Peter - To identify these you would need an actual ant (easy enough to get, I would think) and a low-power microscope, my own researches becoming lost in the myriad of possibilities. Lindell kindly referred me to a Queensland website with a picture of a rather similar ‘Rattle Ant’ or ‘Dome-backed Spiny Ant’, but Elizabeth’s ants do not have the obvious dome of the thorax, but rather a flattish shield. There is an interesting website, ‘Antwiki’, which offers among other things a ‘Key to Australian Genera of Formicinae’ . This is where your dead ant and microscope would be needed. My own photos were not aimed at any particular part of the ant, and it is to a very specific part or parts that your investigation must be directed. The first step in applying the key involves counting the segments of the antennae. It is critical whether there are ’10 or 11 segments (including the scape)’ or ‘12 segments (including the scape)’. Now consider the below photographs. I am of the clear opinion there are 11 or 12 segments. At a stretch, the segments are countable, but one quickly runs into the difficulty of the ‘scape’. This might be something that an entomologist thinks is within the comprehension of any fool, but I am reluctant to start hunting for a glossary that will be needed more than once in the application of the key.

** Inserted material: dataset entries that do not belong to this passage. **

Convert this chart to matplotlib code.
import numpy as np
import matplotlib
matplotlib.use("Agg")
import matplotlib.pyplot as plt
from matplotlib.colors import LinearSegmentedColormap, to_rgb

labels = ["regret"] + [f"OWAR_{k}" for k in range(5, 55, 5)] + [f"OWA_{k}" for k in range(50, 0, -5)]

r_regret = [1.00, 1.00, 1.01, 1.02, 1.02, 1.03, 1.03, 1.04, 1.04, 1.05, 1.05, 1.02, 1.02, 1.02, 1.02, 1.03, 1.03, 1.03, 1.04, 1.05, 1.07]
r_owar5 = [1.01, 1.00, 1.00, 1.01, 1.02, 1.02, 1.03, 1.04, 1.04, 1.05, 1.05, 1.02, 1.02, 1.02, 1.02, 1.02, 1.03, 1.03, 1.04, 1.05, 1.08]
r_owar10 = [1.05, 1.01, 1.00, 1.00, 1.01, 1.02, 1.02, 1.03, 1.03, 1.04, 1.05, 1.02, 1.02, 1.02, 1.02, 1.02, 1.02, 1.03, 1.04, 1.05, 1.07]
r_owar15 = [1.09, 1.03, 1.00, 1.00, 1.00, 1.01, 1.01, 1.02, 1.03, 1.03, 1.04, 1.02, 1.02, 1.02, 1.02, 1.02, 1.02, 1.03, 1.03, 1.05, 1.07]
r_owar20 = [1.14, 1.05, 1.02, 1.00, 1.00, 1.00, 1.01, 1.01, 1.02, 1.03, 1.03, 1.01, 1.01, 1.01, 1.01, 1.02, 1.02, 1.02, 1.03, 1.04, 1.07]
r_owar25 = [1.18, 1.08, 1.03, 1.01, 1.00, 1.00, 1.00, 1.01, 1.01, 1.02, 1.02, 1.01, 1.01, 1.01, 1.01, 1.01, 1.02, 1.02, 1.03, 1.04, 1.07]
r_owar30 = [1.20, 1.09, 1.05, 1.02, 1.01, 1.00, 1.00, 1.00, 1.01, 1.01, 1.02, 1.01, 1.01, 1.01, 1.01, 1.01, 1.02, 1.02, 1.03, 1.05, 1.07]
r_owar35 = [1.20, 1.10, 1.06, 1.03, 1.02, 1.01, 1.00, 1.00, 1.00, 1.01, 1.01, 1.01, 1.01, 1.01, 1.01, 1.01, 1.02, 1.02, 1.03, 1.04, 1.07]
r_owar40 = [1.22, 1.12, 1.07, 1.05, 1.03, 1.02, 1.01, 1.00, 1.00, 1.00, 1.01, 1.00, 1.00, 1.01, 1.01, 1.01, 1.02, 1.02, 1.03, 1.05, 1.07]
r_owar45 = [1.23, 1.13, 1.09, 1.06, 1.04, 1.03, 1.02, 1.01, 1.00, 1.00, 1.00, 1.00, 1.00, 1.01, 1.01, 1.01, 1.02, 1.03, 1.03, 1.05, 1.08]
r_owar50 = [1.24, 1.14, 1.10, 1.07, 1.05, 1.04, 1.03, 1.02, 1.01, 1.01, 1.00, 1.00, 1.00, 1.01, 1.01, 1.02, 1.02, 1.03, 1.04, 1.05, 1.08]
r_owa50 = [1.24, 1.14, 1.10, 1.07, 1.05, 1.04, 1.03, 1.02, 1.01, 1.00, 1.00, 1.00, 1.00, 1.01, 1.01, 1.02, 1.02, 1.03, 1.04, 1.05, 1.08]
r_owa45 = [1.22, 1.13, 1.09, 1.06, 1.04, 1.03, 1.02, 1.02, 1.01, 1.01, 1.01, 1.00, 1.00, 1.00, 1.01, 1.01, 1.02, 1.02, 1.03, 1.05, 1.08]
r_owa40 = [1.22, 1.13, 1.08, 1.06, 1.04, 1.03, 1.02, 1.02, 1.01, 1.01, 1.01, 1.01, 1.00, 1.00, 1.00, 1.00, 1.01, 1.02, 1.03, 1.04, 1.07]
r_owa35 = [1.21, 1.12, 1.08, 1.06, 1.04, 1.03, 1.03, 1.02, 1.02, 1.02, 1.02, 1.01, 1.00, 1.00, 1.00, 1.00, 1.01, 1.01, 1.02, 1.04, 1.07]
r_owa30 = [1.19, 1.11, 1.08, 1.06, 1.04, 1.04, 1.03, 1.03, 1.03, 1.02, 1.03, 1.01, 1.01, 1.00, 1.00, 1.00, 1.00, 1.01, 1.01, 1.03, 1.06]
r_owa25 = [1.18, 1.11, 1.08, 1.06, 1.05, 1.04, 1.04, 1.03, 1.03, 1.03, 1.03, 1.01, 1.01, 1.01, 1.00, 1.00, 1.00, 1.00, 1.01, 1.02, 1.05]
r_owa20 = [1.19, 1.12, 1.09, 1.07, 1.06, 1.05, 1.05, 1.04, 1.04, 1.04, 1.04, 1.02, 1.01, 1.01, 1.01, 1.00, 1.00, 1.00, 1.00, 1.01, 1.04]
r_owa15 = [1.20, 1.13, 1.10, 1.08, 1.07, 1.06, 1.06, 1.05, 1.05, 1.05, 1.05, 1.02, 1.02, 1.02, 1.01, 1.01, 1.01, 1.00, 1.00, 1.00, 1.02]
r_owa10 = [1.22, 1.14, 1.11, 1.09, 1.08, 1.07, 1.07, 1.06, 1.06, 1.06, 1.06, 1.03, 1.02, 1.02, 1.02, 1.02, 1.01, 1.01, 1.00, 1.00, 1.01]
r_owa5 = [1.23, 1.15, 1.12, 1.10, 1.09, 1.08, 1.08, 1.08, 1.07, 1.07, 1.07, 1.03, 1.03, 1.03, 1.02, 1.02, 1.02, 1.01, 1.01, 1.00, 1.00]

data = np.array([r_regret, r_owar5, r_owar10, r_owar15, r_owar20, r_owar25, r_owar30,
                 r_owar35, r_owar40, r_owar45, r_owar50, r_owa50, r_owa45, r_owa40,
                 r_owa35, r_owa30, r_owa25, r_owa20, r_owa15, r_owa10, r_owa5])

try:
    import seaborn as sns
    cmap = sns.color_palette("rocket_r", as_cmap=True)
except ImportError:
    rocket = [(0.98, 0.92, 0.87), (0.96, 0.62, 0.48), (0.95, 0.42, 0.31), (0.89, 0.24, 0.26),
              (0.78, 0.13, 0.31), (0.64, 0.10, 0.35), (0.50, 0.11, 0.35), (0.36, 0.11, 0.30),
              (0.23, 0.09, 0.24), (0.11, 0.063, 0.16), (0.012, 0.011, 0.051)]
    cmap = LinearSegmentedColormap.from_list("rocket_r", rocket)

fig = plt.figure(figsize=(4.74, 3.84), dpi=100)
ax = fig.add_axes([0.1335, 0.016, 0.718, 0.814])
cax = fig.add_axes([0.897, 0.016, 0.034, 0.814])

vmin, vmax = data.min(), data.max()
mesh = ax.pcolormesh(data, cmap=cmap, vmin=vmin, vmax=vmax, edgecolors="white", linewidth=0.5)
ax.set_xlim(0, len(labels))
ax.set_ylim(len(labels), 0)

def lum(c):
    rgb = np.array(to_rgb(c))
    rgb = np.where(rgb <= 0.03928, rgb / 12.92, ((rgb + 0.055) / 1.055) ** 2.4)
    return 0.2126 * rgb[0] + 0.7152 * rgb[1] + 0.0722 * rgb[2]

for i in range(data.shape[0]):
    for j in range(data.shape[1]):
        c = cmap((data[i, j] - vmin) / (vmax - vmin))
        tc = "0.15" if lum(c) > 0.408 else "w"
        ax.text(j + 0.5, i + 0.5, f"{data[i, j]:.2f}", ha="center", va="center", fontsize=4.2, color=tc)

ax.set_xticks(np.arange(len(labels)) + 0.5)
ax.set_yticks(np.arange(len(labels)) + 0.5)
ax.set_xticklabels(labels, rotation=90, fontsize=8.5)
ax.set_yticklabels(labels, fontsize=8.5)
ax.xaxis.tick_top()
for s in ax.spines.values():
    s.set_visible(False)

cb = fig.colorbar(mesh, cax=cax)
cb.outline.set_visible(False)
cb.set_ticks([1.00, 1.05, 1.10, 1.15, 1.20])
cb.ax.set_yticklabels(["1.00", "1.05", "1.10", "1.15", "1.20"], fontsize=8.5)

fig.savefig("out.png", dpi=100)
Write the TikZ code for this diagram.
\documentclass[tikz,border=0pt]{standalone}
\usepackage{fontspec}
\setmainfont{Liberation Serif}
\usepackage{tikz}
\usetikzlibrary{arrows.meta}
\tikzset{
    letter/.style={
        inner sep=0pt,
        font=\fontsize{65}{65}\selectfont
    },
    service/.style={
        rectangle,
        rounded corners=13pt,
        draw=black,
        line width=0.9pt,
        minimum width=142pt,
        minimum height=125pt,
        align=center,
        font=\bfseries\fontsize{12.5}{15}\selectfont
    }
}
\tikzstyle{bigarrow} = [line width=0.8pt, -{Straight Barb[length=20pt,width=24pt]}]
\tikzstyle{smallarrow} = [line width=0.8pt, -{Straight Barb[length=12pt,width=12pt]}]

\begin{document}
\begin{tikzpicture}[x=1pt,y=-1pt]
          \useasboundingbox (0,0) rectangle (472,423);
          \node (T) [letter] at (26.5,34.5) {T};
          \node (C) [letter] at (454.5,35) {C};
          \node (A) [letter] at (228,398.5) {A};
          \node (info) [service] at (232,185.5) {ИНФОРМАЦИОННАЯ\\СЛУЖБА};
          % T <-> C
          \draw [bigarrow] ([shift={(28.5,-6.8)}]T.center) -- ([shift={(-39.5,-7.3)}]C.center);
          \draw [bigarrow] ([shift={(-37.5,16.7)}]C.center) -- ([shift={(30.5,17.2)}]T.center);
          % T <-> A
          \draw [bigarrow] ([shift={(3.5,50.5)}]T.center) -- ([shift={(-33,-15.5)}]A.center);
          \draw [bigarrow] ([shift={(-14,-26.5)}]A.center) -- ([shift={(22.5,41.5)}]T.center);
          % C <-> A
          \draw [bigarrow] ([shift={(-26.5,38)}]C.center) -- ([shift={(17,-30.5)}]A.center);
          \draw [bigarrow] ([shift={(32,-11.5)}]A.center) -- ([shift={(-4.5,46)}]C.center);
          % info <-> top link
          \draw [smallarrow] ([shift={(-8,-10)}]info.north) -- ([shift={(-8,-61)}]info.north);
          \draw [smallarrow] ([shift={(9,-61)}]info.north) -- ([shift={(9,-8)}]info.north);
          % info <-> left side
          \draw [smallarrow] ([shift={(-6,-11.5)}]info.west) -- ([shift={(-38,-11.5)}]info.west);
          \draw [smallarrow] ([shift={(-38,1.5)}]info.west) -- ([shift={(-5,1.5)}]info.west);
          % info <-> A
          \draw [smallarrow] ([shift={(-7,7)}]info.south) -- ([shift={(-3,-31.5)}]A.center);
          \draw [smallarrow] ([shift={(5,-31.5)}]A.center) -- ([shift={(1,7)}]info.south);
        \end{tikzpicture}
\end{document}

The all-important ‘scape’ comes up more than once in your journey through the key, including whether it has hairs. To cut this short, my own suspicion is that the subject ants are members of one of the following genera: Polyrhachis, Oecophylla, or Camponotus, the final diagnosis depending largely on the number of teeth on the mandible, and whether, for example, the fourth tooth is longer than the third and fifth teeth. Without going into the potential impact of these species in the home garden (or home) I will just mention that Camponotus is also known as the Carpenter Ant and can, allegedly, cause structural damage in timber work.
From: Peter Ormay [
Sent: Wednesday, 28 May 2014 9:53 AM
To: 'Geoffrey Dabb';
Subject: RE: [canberrabirds] ACT Fat-bummed Cactus Ant
I suggest they be positively identified in case they are an introduced species and could become a pest.
Peter
This afternoon, Elizabeth Compston of Wells Gardens, valued member of this chatline and tireless advocate of name-tag wearing, asked me to photograph some unusual small ants she had discovered in her cactus garden. The ants appeared to have made a coffee-cup-size nest of fine plant material, matted together, at the base of a cactus plant, They were about 3mm long excluding antennae. Most (not all) had an unusually large abdomen by comparison with the normal run of picnic ant. I said to Elizabeth: “Someone is bound to know about these chaps” … (?)